Running From the Police

Streets narrow, chopper overhead, your legs move through molasses.
Interpretation: Flight signals avoidance. You refuse to integrate a moral directive—maybe admitting burnout, ending an addictive pattern, or confronting parental expectations. The slower you run, the closer you are to surrendering to self-accountability.

Helping an Officer

You partner up, share intel, or calm a hostile crowd.
Interpretation: Ego and Superego align. You’re authoring new house rules—perhaps setting healthy boundaries, launching a disciplined project, or forgiving yourself. Positive dreams like this often precede breakthrough productivity.

Being the Police

You wear the badge, direct traffic, or fire the Taser.
Interpretation: You’ve stepped into the Persona of Authority, potentially over-identifying with control. Ask: “Whose freedom am I restricting?” If the dream mood is proud, you’re owning leadership; if anxious, you fear becoming the tyrant you once rebelled against.

Biblical & Spiritual Meaning

Scripture overflows with watchmen, centurions, and temple guards. A dreaming officer can parallel the Centurion who confessed Christ—a symbol that worldly power must bow to higher law. Mystically, the badge is a shield of Solomon, reminding you that spiritual maturity requires enforcement of inner commandments (love, humility, truth) before you preach them to others. If the officer is gentle, it is guardian energy; if harsh, a warning against legalistic religion or self-righteousness.

Psychological Analysis (Jungian & Freudian)

Freud: Police are parental introjects—Dad’s “Don’t” and Mom’s “Be careful” patrolling the streets of adult decision-making. Guilt dreams surface when id impulses (sex, aggression) risk breaching the barricades.

Jung:

  • Shadow Integration: The pursued criminal is your disowned vitality. Arresting him splits you into cop and robber, perpetuating civil war. Dialogue between them (active imagination) melts the handcuffs.
  • Anima/Animus: A female dreamer hand-cuffed by a male officer may reveal negative Animus possession—her thinking function has turned brutal, criticizing creative instincts. A male dreamer jailed by policewomen confronts the Anima tribunal judging his feeling life.
  • Individuation: Recurring police dreams mark the threshold guardian on the hero’s journey. Pass the test by updating your moral code to fit authentic values, not inherited shoulds.

What to Do Next?

  1. Reality-check your rulebook: List ten “laws” you live by (“I must answer every email within an hour”). Cross out any that serve fear, not love.
  2. Shadow court: Write a dialogue between Officer and Offender sides. Let each speak uninterrupted for five minutes; end with a mutually acceptable parole plan.
  3. Embodied release: Put on then remove a heavy jacket while stating, “I choose when to enforce and when to relax.” The somatic shift anchors new neural pathways.
  4. Lucky color anchor: Wear or place midnight navy somewhere visible to remind you of calm authority rather than anxious patrol.

FAQ

Why do I keep dreaming of police chasing me?
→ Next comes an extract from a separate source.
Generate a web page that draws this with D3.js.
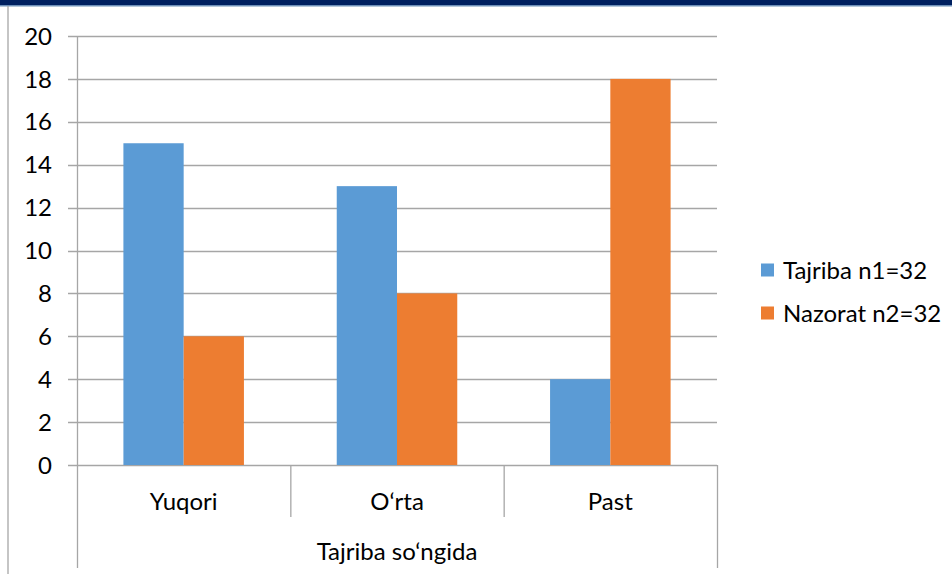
<!DOCTYPE html>
<html>
<head>
<meta charset="utf-8">
<script src="https://cdn.jsdelivr.net/npm/d3@7"></script>
<style>
  html, body { margin: 0; padding: 0; background: #fff; }
  svg { display: block; font-family: Lato, "Open Sans", sans-serif; }
</style>
</head>
<body>
<svg id="chart" width="952" height="574"></svg>
<script>
const categories = ["Yuqori", "O\u2018rta", "Past"];
const seriesNames = ["Tajriba n1=32", "Nazorat n2=32"];
const tajriba = [15, 13, 4];
const nazorat = [6, 8, 18];
const yTicks = [0, 2, 4, 6, 8, 10, 12, 14, 16, 18, 20];
const groupLabel = "Tajriba so\u2018ngida";

const colors = ["#5b9bd5", "#ed7d31"];
const grid = "#a6a6a6";
const FS = 24;

const svg = d3.select("#chart");
const W = 952, H = 574;

// top bar + left rule
svg.append("rect").attr("x", 0).attr("y", 0).attr("width", W).attr("height", 5).attr("fill", "#002060");
svg.append("rect").attr("x", 0).attr("y", 5).attr("width", W).attr("height", 1.5).attr("fill", "#6d8fb8");
svg.append("line").attr("x1", 8).attr("x2", 8).attr("y1", 6).attr("y2", H)
  .attr("stroke", grid).attr("stroke-width", 1.3);

const L = 77, R = 717, T = 36, B = 465;

const x0 = d3.scaleBand().domain(categories).range([L, R]).paddingInner(0).paddingOuter(0);
const x1 = d3.scaleBand().domain(seriesNames).range([0, x0.bandwidth()]).paddingInner(0).paddingOuter(0.77);
const y = d3.scaleLinear().domain([0, 20]).range([B, T]);

// gridlines with tick stub
svg.append("g").selectAll("line").data(yTicks).join("line")
  .attr("x1", L - 9).attr("x2", R)
  .attr("y1", d => Math.round(y(d)) + 0.5).attr("y2", d => Math.round(y(d)) + 0.5)
  .attr("stroke", grid).attr("stroke-width", 1.3);

// y labels
svg.append("g").selectAll("text").data(yTicks).join("text")
  .attr("x", 52).attr("y", d => y(d)).attr("dy", "0.36em")
  .attr("text-anchor", "end").attr("font-size", FS).attr("fill", "#000")
  .text(d => d);

// bars
const rows = categories.map((c, i) => ({ cat: c, vals: [tajriba[i], nazorat[i]] }));
const gBars = svg.append("g").selectAll("g").data(rows).join("g")
  .attr("transform", d => `translate(${x0(d.cat)},0)`);
gBars.selectAll("rect").data(d => d.vals.map((v, j) => ({ s: seriesNames[j], v, j })))
  .join("rect")
  .attr("x", d => x1(d.s)).attr("width", x1.bandwidth())
  .attr("y", d => y(d.v)).attr("height", d => y(0) - y(d.v))
  .attr("fill", d => colors[d.j]);

// y axis line (extends through category area)
svg.append("line").attr("x1", L + 0.5).attr("x2", L + 0.5).attr("y1", T).attr("y2", 568)
  .attr("stroke", grid).attr("stroke-width", 1.3);

// category separators
const seps = categories.slice(1).map(c => x0(c));
svg.append("g").selectAll("line").data(seps).join("line")
  .attr("x1", d => d + 0.5).attr("x2", d => d + 0.5).attr("y1", B).attr("y2", 517)
  .attr("stroke", grid).attr("stroke-width", 1.3);
svg.append("line").attr("x1", R + 0.5).attr("x2", R + 0.5).attr("y1", B).attr("y2", 568)
  .attr("stroke", grid).attr("stroke-width", 1.3);

// category labels
svg.append("g").selectAll("text").data(categories).join("text")
  .attr("x", d => x0(d) + x0.bandwidth() / 2).attr("y", 501).attr("dy", "0.36em")
  .attr("text-anchor", "middle").attr("font-size", FS).attr("fill", "#000")
  .text(d => d);

svg.append("text").attr("x", (L + R) / 2).attr("y", 551).attr("dy", "0.36em")
  .attr("text-anchor", "middle").attr("font-size", FS).attr("fill", "#000")
  .text(groupLabel);

// legend
const lg = svg.append("g").selectAll("g").data(seriesNames).join("g")
  .attr("transform", (d, i) => `translate(761, ${270 + i * 43})`);
lg.append("rect").attr("x", 0).attr("y", -6.5).attr("width", 13).attr("height", 13)
  .attr("fill", (d, i) => colors[i]);
lg.append("text").attr("x", 22).attr("y", 0).attr("dy", "0.36em")
  .attr("font-size", FS).attr("fill", "#000").text(d => d);
</script>
</body>
</html>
Repeated chase dreams indicate an unresolved guilt complex or a self-limiting belief you refuse to face. The faster you confront the feeling or behavior you’re avoiding, the sooner the footrace ends.
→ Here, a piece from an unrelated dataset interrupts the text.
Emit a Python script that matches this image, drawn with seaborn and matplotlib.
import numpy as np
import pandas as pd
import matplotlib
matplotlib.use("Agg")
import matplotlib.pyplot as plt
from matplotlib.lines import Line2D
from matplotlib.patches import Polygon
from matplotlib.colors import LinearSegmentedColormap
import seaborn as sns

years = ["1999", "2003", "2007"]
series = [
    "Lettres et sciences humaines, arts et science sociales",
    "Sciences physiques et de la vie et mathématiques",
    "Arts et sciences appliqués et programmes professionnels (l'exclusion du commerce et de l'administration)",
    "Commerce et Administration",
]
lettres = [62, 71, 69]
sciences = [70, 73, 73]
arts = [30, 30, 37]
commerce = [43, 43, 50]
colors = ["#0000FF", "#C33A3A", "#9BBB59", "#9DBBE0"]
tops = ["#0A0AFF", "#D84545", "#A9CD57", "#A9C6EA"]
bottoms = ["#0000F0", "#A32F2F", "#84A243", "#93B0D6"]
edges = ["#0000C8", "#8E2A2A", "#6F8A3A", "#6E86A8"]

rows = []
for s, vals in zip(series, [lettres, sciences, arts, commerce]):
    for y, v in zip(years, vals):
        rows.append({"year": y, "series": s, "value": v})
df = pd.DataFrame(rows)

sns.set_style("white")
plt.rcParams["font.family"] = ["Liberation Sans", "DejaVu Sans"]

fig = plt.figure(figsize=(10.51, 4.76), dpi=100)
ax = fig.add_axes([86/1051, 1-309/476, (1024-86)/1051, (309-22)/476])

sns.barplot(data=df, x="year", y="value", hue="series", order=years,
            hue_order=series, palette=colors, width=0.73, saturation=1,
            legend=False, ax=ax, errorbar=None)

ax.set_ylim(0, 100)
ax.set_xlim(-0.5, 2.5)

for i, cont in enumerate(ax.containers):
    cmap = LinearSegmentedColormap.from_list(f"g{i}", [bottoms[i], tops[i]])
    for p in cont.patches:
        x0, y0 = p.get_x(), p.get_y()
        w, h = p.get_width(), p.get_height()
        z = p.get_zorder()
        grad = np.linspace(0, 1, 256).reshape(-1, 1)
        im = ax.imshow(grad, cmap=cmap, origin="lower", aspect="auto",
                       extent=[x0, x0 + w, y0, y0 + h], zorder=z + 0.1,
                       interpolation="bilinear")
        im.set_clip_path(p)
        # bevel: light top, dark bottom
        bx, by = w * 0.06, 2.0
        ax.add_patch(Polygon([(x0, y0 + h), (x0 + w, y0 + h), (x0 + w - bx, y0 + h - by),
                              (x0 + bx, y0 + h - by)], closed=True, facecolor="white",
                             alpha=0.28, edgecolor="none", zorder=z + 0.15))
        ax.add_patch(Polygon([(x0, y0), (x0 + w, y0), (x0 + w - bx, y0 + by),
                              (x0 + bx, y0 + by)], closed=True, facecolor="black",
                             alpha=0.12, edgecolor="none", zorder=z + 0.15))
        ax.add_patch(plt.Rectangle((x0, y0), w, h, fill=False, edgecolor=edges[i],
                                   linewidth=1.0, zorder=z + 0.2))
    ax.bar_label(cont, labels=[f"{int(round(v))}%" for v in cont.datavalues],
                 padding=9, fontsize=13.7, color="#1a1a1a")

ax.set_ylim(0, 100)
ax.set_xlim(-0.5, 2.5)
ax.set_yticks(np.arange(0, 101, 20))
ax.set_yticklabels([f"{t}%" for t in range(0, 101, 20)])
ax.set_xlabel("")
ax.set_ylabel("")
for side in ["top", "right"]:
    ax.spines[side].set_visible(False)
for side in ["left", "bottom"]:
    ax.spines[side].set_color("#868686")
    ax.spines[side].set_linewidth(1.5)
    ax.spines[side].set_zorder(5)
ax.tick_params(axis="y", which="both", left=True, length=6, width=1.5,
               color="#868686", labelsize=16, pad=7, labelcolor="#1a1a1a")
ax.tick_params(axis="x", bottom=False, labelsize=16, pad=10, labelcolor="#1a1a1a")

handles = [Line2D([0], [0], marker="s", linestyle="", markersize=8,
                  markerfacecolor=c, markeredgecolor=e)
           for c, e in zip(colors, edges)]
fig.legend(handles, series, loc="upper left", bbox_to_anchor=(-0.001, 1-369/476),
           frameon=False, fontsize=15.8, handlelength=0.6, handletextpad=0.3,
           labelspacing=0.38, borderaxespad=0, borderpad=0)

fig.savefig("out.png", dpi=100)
Does police in a dream mean actual legal trouble?

Rarely. Dreams speak the language of symbol; police usually mirror internal judgment. Legal problems may be hinted at only if your waking life already holds related stress—then the dream amplifies, not predicts.

What if I feel calm when the police arrest me?
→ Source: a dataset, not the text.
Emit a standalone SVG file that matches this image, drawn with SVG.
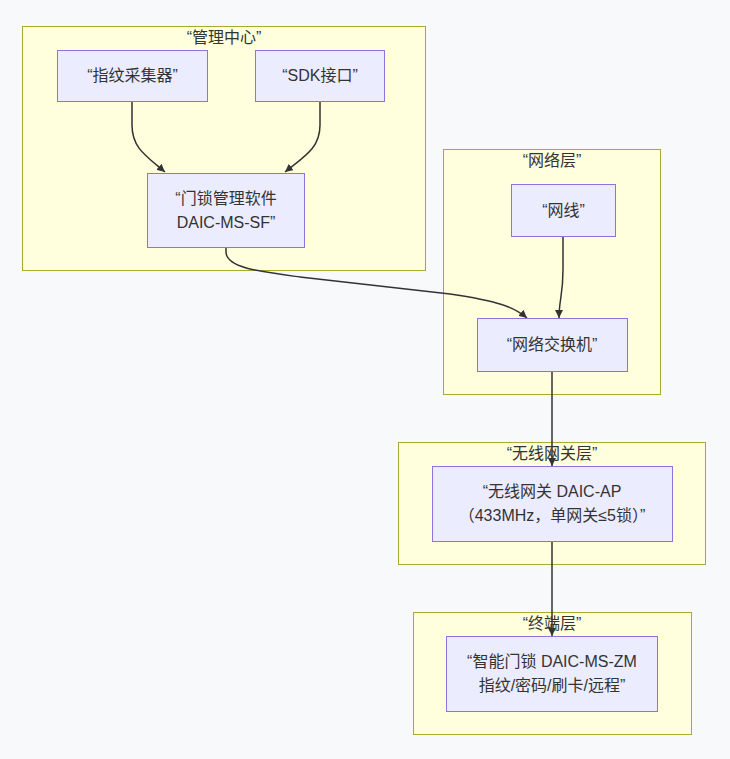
<svg xmlns="http://www.w3.org/2000/svg" width="730" height="759" viewBox="0 0 730 759">
<defs>
<style>
.cluster{fill:#ffffde;stroke:#aaaa33;stroke-width:1}
.node{fill:#ececff;stroke:#9370db;stroke-width:1}
.t{font-family:"Liberation Sans","Noto Sans CJK SC",sans-serif;font-size:16px;fill:#333;text-anchor:middle}
.edge{fill:none;stroke:#333;stroke-width:1.5}
</style>
<marker id="arr" viewBox="0 0 10 10" refX="10" refY="5" markerWidth="8" markerHeight="8" markerUnits="userSpaceOnUse" orient="auto">
<path d="M0,0 L10,5 L0,10 z" fill="#333"/>
</marker>
</defs>
<rect width="730" height="759" fill="#f8f9fb"/>
<g id="cluster-mgmt">
<rect class="cluster" x="22.5" y="26.5" width="403" height="244"/>
<text class="t" x="224" y="43">“管理中心”</text>
</g>
<g id="cluster-net">
<rect class="cluster" x="443.5" y="149.5" width="217" height="245"/>
<text class="t" x="552" y="166">“网络层”</text>
</g>
<g id="cluster-gw">
<rect class="cluster" x="398.5" y="442.5" width="307" height="122"/>
<text class="t" x="552" y="459">“无线网关层”</text>
</g>
<g id="cluster-term">
<rect class="cluster" x="413.5" y="612.5" width="278" height="122"/>
<text class="t" x="552" y="629">“终端层”</text>
</g>
<g id="connectors">
<path class="edge" d="M132,101 V125 C132,148 146,156 165,172" marker-end="url(#arr)"/>
<path class="edge" d="M320,101 V125 C320,148 305,156 285,172" marker-end="url(#arr)"/>
<path class="edge" d="M226,247 V252 C226,268 262,272 300,277 L450,294 C498,301 514,307 527,318" marker-end="url(#arr)"/>
<path class="edge" d="M563,236 V270 C563,295 559,300 559,318" marker-end="url(#arr)"/>
<path class="edge" d="M552,371 V466" marker-end="url(#arr)"/>
<path class="edge" d="M552,541 V636" marker-end="url(#arr)"/>
</g>
<g id="node-fp">
<rect class="node" x="57.5" y="50.5" width="150" height="51"/>
<text class="t" x="132.5" y="81">“指纹采集器”</text>
</g>
<g id="node-sdk">
<rect class="node" x="255.5" y="50.5" width="129" height="51"/>
<text class="t" x="320" y="81">“SDK接口”</text>
</g>
<g id="node-sw">
<rect class="node" x="147.5" y="173.5" width="157" height="74"/>
<text class="t" x="226" y="204">“门锁管理软件</text>
<text class="t" x="226" y="228">DAIC-MS-SF”</text>
</g>
<g id="node-cable">
<rect class="node" x="511.5" y="184.5" width="104" height="52"/>
<text class="t" x="563.5" y="216">“网线”</text>
</g>
<g id="node-switch">
<rect class="node" x="477.5" y="318.5" width="150" height="53"/>
<text class="t" x="552" y="350">“网络交换机”</text>
</g>
<g id="node-gw">
<rect class="node" x="432.5" y="466.5" width="240" height="75"/>
<text class="t" x="552" y="497">“无线网关 DAIC-AP</text>
<text class="t" x="552" y="521">（433MHz，单网关≤5锁）”</text>
</g>
<g id="node-lock">
<rect class="node" x="446.5" y="636.5" width="211" height="75"/>
<text class="t" x="552" y="667">“智能门锁 DAIC-MS-ZM</text>
<text class="t" x="552" y="691">指纹/密码/刷卡/远程”</text>
</g>
</svg>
Calmness suggests readiness to accept consequences or a willingness to reform. Your psyche is handing you the ticket with relief, showing you’ve outgrown the crime—time to upgrade identity.

Summary

Police dreams hand you a mirror-shaped badge: one side reflects the laws you impose on yourself, the other the chaos you’ve yet to integrate. Meet the officer with curiosity, rewrite the inner penal code, and the sirens will fade into confident footsteps on a street you own.

From the 1901 Archives

"If the police are trying to arrest you for some crime of which you are innocent, it foretells that you will successfully outstrip rivalry. If the arrest is just, you will have a season of unfortunate incidents. To see police on parole, indicates alarming fluctuations in affairs."